Como hicieran en Háblame (2022), los realizadores Danny y Michael Phllippou plantean la necesidad de reconectarse con un familiar fallecido sin importar los medios, en este caso secuestrando a un niño y adoptando a una joven para sustituirla por su hija. No obstante, algunas escenas shock que no se justifican y ciertas acciones de los personajes -darle un cuchillo al niño, por ejemplo- le restan fuerza a una premisa digna de poderse desarrollar en términos de la imposibilidad de asumir el duelo y transgredir todo límite moral con tal de obtener lo que se busca, entrando a una espiral de locura que implica entrar a un submundo del que difícilmente se podrá escapar: una apuesta personal de terror que elude el tono genérico de varias películas del género, pero que no termina por redondear su discurso.
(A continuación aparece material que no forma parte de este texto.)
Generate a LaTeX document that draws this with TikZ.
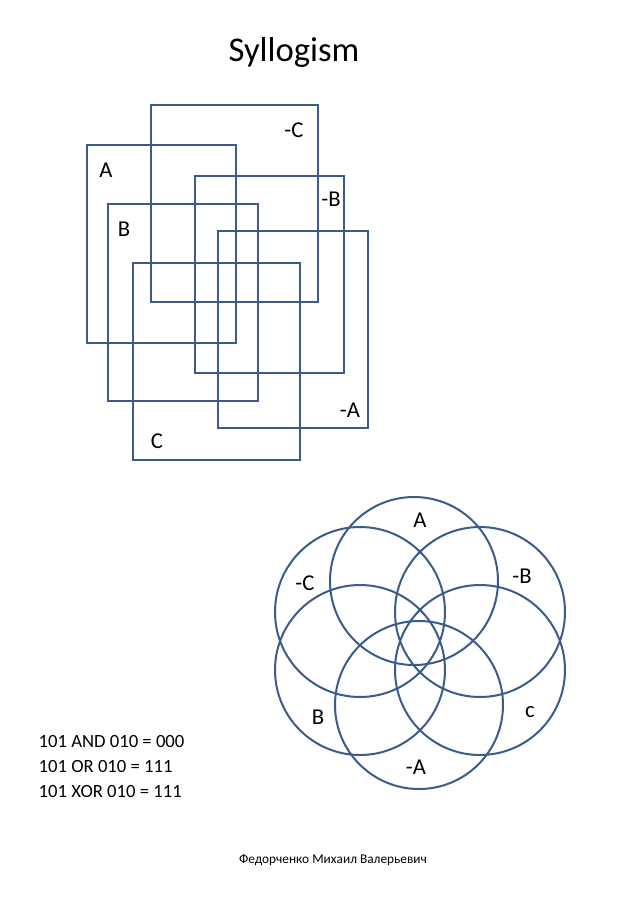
\documentclass[tikz,border=0pt]{standalone}
\usepackage{fontspec}
\setmainfont{Carlito}
\definecolor{ln}{HTML}{3B5B8C}
\begin{document}
\begin{tikzpicture}[x=0.75pt,y=-0.75pt,
  shp/.style={draw=ln,line width=1.5pt},
  lbl/.style={font=\fontsize{17}{20}\selectfont},
  eq/.style={font=\fontsize{14}{17}\selectfont,anchor=west}]
\useasboundingbox[fill=white] (0,0) rectangle (638,922);
\node[font=\fontsize{26}{30}\selectfont] (title) at (294,52) {Syllogism};
% rectangles
\draw[shp] (151,105) rectangle (318,302);
\draw[shp] (87,145) rectangle (236,343);
\draw[shp] (195,176) rectangle (344,373);
\draw[shp] (108,204) rectangle (258,401);
\draw[shp] (218,231) rectangle (368,428);
\draw[shp] (133,263) rectangle (300,460);
\node[lbl] (rnc) at (294,130) {-C};
\node[lbl] (ra) at (106,170) {A};
\node[lbl] (rnb) at (331,199) {-B};
\node[lbl] (rb) at (124,229) {B};
\node[lbl] (rna) at (350,410) {-A};
\node[lbl] (rc) at (157,441) {C};
% circles
\draw[shp] (414,581) circle (84);
\draw[shp] (360,612) circle (85);
\draw[shp] (480,612) circle (85);
\draw[shp] (360,670) circle (85);
\draw[shp] (480,670) circle (85);
\draw[shp] (419,705) circle (84);
\node[lbl] (ca) at (420,520) {A};
\node[lbl] (cnc) at (305,583) {-C};
\node[lbl] (cnb) at (522,576) {-B};
\node[lbl] (cb) at (318,717) {B};
\node[lbl] (cc) at (530,712) {c};
\node[lbl] (cna) at (416,767) {-A};
\node[eq] (e1) at (34,741) {101 AND 010 = 000};
\node[eq] (e2) at (34,766) {101 OR 010 = 111};
\node[eq] (e3) at (34,791) {101 XOR 010 = 111};
\node[font=\fontsize{10}{12}\selectfont] (ft) at (333,860) {Федорченко Михаил Валерьевич};
\end{tikzpicture}
\end{document}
Por su parte, en La hora de la desaparición (Weapons, EU, 2025) se narra la repentina ausencia de un grupo de niños y niñas perteneciente a un mismo salón de clase, sólo para descubrir que exactamente a las 2:17 de la madrugada salieron de sus casas, excepto uno (Cary Christopher, atrapado), y se dirigieron a la oscuridad del bosque, respondiendo a una especie de hipnótico llamado. De inmediato, los habitantes de la pequeña ciudad encuentran a su chivo expiatorio en la figura de la maestra (Julie Garner, arrojada), quien termina haciendo una alianza con uno de los padres furibundos y desolados (Josh Brolin, decidido) para investigar qué sucedió ante este doloroso y siniestro hecho.
El relato se estructura a partir de sendos episodios vistos desde la perspectiva de los involucrados, incluyendo a un joven drogadicto (Austin Abrams), al director de la escuela (Benedict Wong, desaforado) y a un policía (Alden Ehrenreich), que se van imbricando con la suficiente dosis de misterio y tensión, con todo y la presencia de la pelirroja tía Gladys (Amy Madigan, espeluznante y desatada en la tesitura de Eso), gracias a una fluida y absorbente edición que se nutre de una fotografía elusiva, aprovechando sombras, reflejos y haces de luz que atraviesan los ambientes oscurecidos por la brujería y el hechizo hacia una comunidad dominada por la incertidumbre.
Como sucedía en Barbarian (2022), el planteamiento base del relato consigue ser angustiante y poderoso, si bien el desenlace parece descuidado e incapaz de asentar la bien intencionada metáfora de cómo funciona una sociedad armada hasta los dientes, así como la de la capacidad destructiva de las adicciones, expresada en uno de los personajes de manera directa y en la antagonista, según propias declaraciones del director, Zach Cregger, también responsable del vaporoso soundtrack junto con Ryan y Hays Holladay: ciertas coincidencias demasiado forzadas o acciones sin mucho sentido. ¿Por qué en lugar de matar a la maestra, uno de los personajes sólo le corta un mechón de pelo, si después la intención era, justamente, asesinarla? ¿A dónde lleva la discusión de la novia del policía con la protagonista? ¿Cuál fue el sentido de capturar a las y los niños? ¿Por qué reaccionan así en el desenlace: intento de humor negro?
Un par de películas de horror con logradas premisas y planteamiento de ambiciones que se quedaron cortos al momento de intentar alcanzarlas, si bien consiguen nutrir al género del terror.